#### Job
Each entry below must be repeated exactly, with pictures left out.

==*==

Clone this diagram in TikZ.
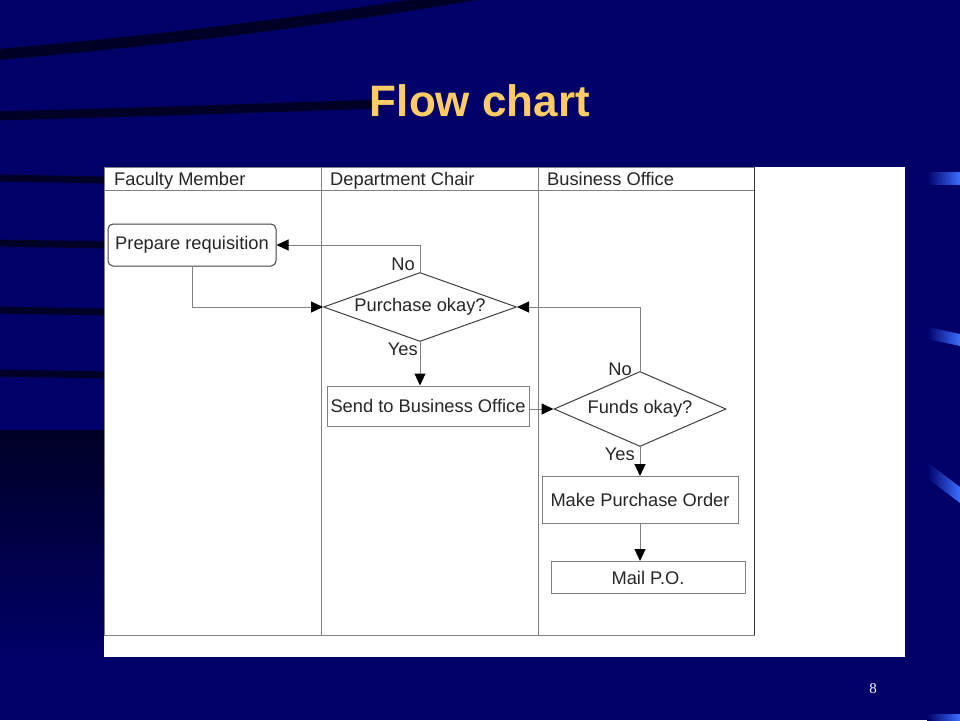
\documentclass[tikz,border=0pt]{standalone}
\usepackage{fontspec}
\setmainfont{Liberation Sans}
\newfontfamily\pagefont{Liberation Serif}
\usepackage{tikz}
\usetikzlibrary{positioning,shapes.geometric,arrows.meta}
\usepackage{xcolor}
\definecolor{slidenavy}{RGB}{0,0,104}
\definecolor{swooshdark}{RGB}{0,0,38}
\definecolor{dashblue}{RGB}{60,110,255}
\definecolor{titlegold}{RGB}{255,204,102}
\definecolor{chartline}{RGB}{128,128,128}

\begin{document}
\begin{tikzpicture}[
    x=1pt, y=-1pt,
    swoosh/.style   = {draw=swooshdark, line width=11pt},
    lanetext/.style = {anchor=base west, inner sep=0pt, text=black!85,
                       font=\fontsize{18.3}{18}\selectfont},
    procbox/.style  = {draw=chartline, line width=1pt, minimum width=202pt,
                       minimum height=40pt, inner sep=0pt, text=black!85,
                       font=\fontsize{18.3}{18}\selectfont},
    startbox/.style = {procbox, draw=black!75, rounded corners=5pt,
                       minimum width=168pt, minimum height=42pt},
    decision/.style = {diamond, draw=black!75, line width=1pt, aspect=2.8,
                       inner sep=0pt, text=black!85,
                       font=\fontsize{18.3}{18}\selectfont},
    tag/.style      = {inner sep=1pt, text=black!85,
                       font=\fontsize{18.3}{18}\selectfont},
    arr/.style      = {-{Triangle[length=12pt, width=11pt, color=black]},
                       draw=chartline, line width=1pt}
]
\useasboundingbox (0,0) rectangle (960,720);

% slide background
\fill[slidenavy] (0,0) rectangle (960,720);
\draw[swoosh] (-10,55) .. controls (150,42) and (330,20) .. (490,-8);
\draw[swoosh, line width=9pt] (-10,116) .. controls (120,113) and (260,108) .. (380,104);
\foreach \yy in {178,243,310,373}
  \draw[swoosh, line width=7pt] (-5,\yy) -- (110,\yy+2);
\shade[top color=swooshdark, bottom color=slidenavy] (0,430) rectangle (110,660);
\shade[left color=slidenavy, right color=dashblue] (927,172) rectangle (960,184);
\shade[left color=slidenavy, right color=dashblue] (927,327) -- (960,334) -- (960,346) -- (927,339) -- cycle;
\shade[left color=slidenavy, right color=dashblue] (927,462) -- (960,487) -- (960,503) -- (927,478) -- cycle;
\shade[left color=slidenavy, right color=dashblue] (927,714) rectangle (960,720);

% title and page number
\node[font=\fontsize{44}{44}\bfseries\selectfont, text=titlegold] (title) at (480,101) {Flow chart};
\node[font=\pagefont\fontsize{15}{15}\selectfont, text=white] (pagenum) at (873,689) {8};

% swim lanes
\fill[white] (104,167) rectangle (905,657);
\draw[chartline] (104,167) rectangle (754,635);
\draw[chartline] (104,190) -- (754,190);
\draw[chartline] (321,167) -- (321,635);
\draw[chartline] (538,167) -- (538,635);
\draw[black!80] (754,167) -- (754,635);

\node[lanetext] (facultyhead)  at (114,185) {Faculty Member};
\node[lanetext] (chairhead)    at (330,185) {Department Chair};
\node[lanetext] (officehead)   at (547,185) {Business Office};

% steps
\node[startbox] (prepare)  at (192,245) {Prepare requisition};
\node[decision, minimum width=193pt, minimum height=69pt] (purchase) at (420,307) {Purchase okay?};
\node[procbox]  (send)     at (428,406) {Send to Business Office};
\node[decision, aspect=2.3, minimum width=172pt, minimum height=75pt] (funds) at (640,409) {Funds okay?};
\node[procbox, minimum width=196pt, minimum height=47pt, below=29pt of funds] (makepo) {Make Purchase Order};
\node[procbox, minimum width=194pt, minimum height=32pt, below=37pt of makepo, xshift=8pt] (mail) {Mail P.O.};

% connectors
\draw[arr] (purchase.north) |- (prepare.east);
\draw[arr] (prepare.south) |- (purchase.west);
\draw[arr] (purchase.south) -- (purchase.south |- send.north);
\draw[arr] (send.east |- funds.west) -- (funds.west);
\draw[arr] (funds.north) |- (purchase.east);
\draw[arr] (funds.south) -- (makepo.north);
\draw[arr] (makepo.south) -- (makepo.south |- mail.north);

% branch labels
\node[tag, anchor=south east, xshift=-4pt] (purchaseno)  at (purchase.north) {No};
\node[tag, anchor=north east, xshift=-1pt] (purchaseyes) at (purchase.south) {Yes};
\node[tag, anchor=south east, xshift=-7pt, yshift=-6pt] (fundsno) at (funds.north) {No};
\node[tag, anchor=north east, xshift=-4pt] (fundsyes)    at (funds.south) {Yes};

\end{tikzpicture}
\end{document}
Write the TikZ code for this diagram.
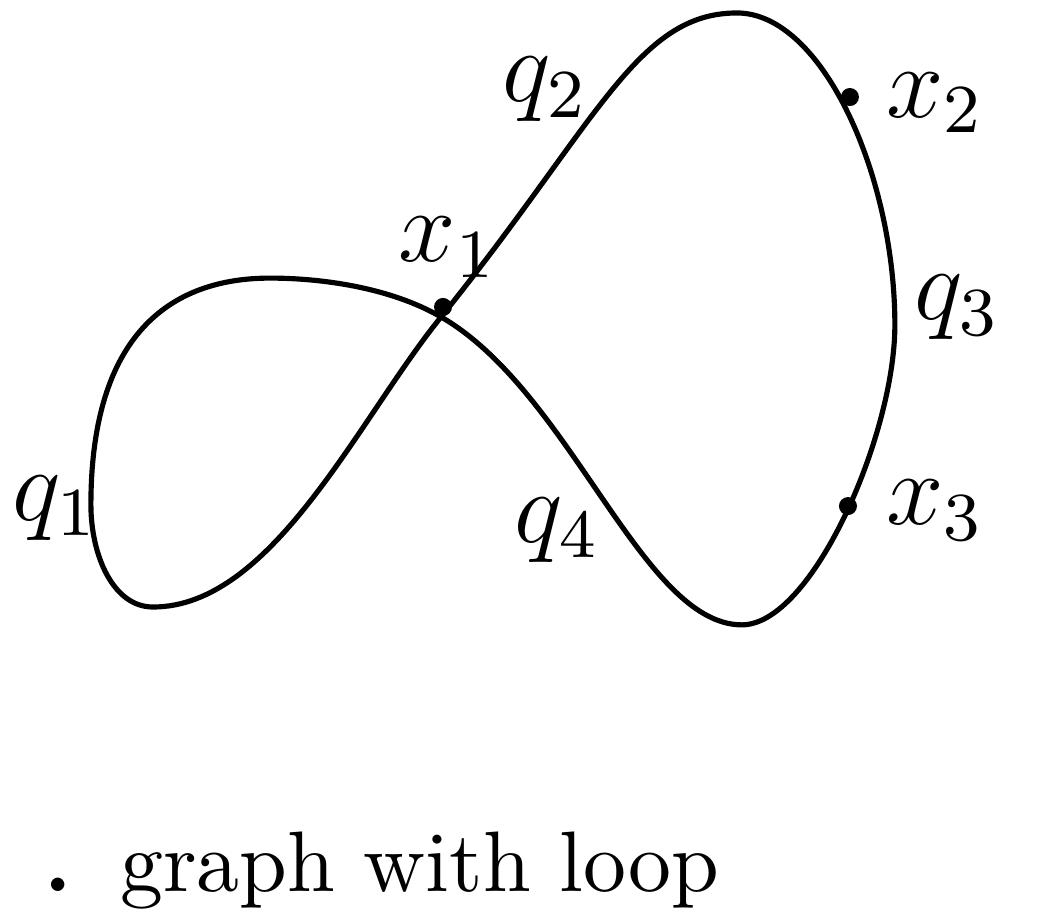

==*==

#### Expected output
Clone this diagram in TikZ.
\documentclass[tikz,border=0pt]{standalone}
\usepackage{fontspec}
\setmainfont{Liberation Sans}
\newfontfamily\pagefont{Liberation Serif}
\usepackage{tikz}
\usetikzlibrary{positioning,shapes.geometric,arrows.meta}
\usepackage{xcolor}
\definecolor{slidenavy}{RGB}{0,0,104}
\definecolor{swooshdark}{RGB}{0,0,38}
\definecolor{dashblue}{RGB}{60,110,255}
\definecolor{titlegold}{RGB}{255,204,102}
\definecolor{chartline}{RGB}{128,128,128}

\begin{document}
\begin{tikzpicture}[
    x=1pt, y=-1pt,
    swoosh/.style   = {draw=swooshdark, line width=11pt},
    lanetext/.style = {anchor=base west, inner sep=0pt, text=black!85,
                       font=\fontsize{18.3}{18}\selectfont},
    procbox/.style  = {draw=chartline, line width=1pt, minimum width=202pt,
                       minimum height=40pt, inner sep=0pt, text=black!85,
                       font=\fontsize{18.3}{18}\selectfont},
    startbox/.style = {procbox, draw=black!75, rounded corners=5pt,
                       minimum width=168pt, minimum height=42pt},
    decision/.style = {diamond, draw=black!75, line width=1pt, aspect=2.8,
                       inner sep=0pt, text=black!85,
                       font=\fontsize{18.3}{18}\selectfont},
    tag/.style      = {inner sep=1pt, text=black!85,
                       font=\fontsize{18.3}{18}\selectfont},
    arr/.style      = {-{Triangle[length=12pt, width=11pt, color=black]},
                       draw=chartline, line width=1pt}
]
\useasboundingbox (0,0) rectangle (960,720);

% slide background
\fill[slidenavy] (0,0) rectangle (960,720);
\draw[swoosh] (-10,55) .. controls (150,42) and (330,20) .. (490,-8);
\draw[swoosh, line width=9pt] (-10,116) .. controls (120,113) and (260,108) .. (380,104);
\foreach \yy in {178,243,310,373}
  \draw[swoosh, line width=7pt] (-5,\yy) -- (110,\yy+2);
\shade[top color=swooshdark, bottom color=slidenavy] (0,430) rectangle (110,660);
\shade[left color=slidenavy, right color=dashblue] (927,172) rectangle (960,184);
\shade[left color=slidenavy, right color=dashblue] (927,327) -- (960,334) -- (960,346) -- (927,339) -- cycle;
\shade[left color=slidenavy, right color=dashblue] (927,462) -- (960,487) -- (960,503) -- (927,478) -- cycle;
\shade[left color=slidenavy, right color=dashblue] (927,714) rectangle (960,720);

% title and page number
\node[font=\fontsize{44}{44}\bfseries\selectfont, text=titlegold] (title) at (480,101) {Flow chart};
\node[font=\pagefont\fontsize{15}{15}\selectfont, text=white] (pagenum) at (873,689) {8};

% swim lanes
\fill[white] (104,167) rectangle (905,657);
\draw[chartline] (104,167) rectangle (754,635);
\draw[chartline] (104,190) -- (754,190);
\draw[chartline] (321,167) -- (321,635);
\draw[chartline] (538,167) -- (538,635);
\draw[black!80] (754,167) -- (754,635);

\node[lanetext] (facultyhead)  at (114,185) {Faculty Member};
\node[lanetext] (chairhead)    at (330,185) {Department Chair};
\node[lanetext] (officehead)   at (547,185) {Business Office};

% steps
\node[startbox] (prepare)  at (192,245) {Prepare requisition};
\node[decision, minimum width=193pt, minimum height=69pt] (purchase) at (420,307) {Purchase okay?};
\node[procbox]  (send)     at (428,406) {Send to Business Office};
\node[decision, aspect=2.3, minimum width=172pt, minimum height=75pt] (funds) at (640,409) {Funds okay?};
\node[procbox, minimum width=196pt, minimum height=47pt, below=29pt of funds] (makepo) {Make Purchase Order};
\node[procbox, minimum width=194pt, minimum height=32pt, below=37pt of makepo, xshift=8pt] (mail) {Mail P.O.};

% connectors
\draw[arr] (purchase.north) |- (prepare.east);
\draw[arr] (prepare.south) |- (purchase.west);
\draw[arr] (purchase.south) -- (purchase.south |- send.north);
\draw[arr] (send.east |- funds.west) -- (funds.west);
\draw[arr] (funds.north) |- (purchase.east);
\draw[arr] (funds.south) -- (makepo.north);
\draw[arr] (makepo.south) -- (makepo.south |- mail.north);

% branch labels
\node[tag, anchor=south east, xshift=-4pt] (purchaseno)  at (purchase.north) {No};
\node[tag, anchor=north east, xshift=-1pt] (purchaseyes) at (purchase.south) {Yes};
\node[tag, anchor=south east, xshift=-7pt, yshift=-6pt] (fundsno) at (funds.north) {No};
\node[tag, anchor=north east, xshift=-4pt] (fundsyes)    at (funds.south) {Yes};

\end{tikzpicture}
\end{document}
Write the TikZ code for this diagram.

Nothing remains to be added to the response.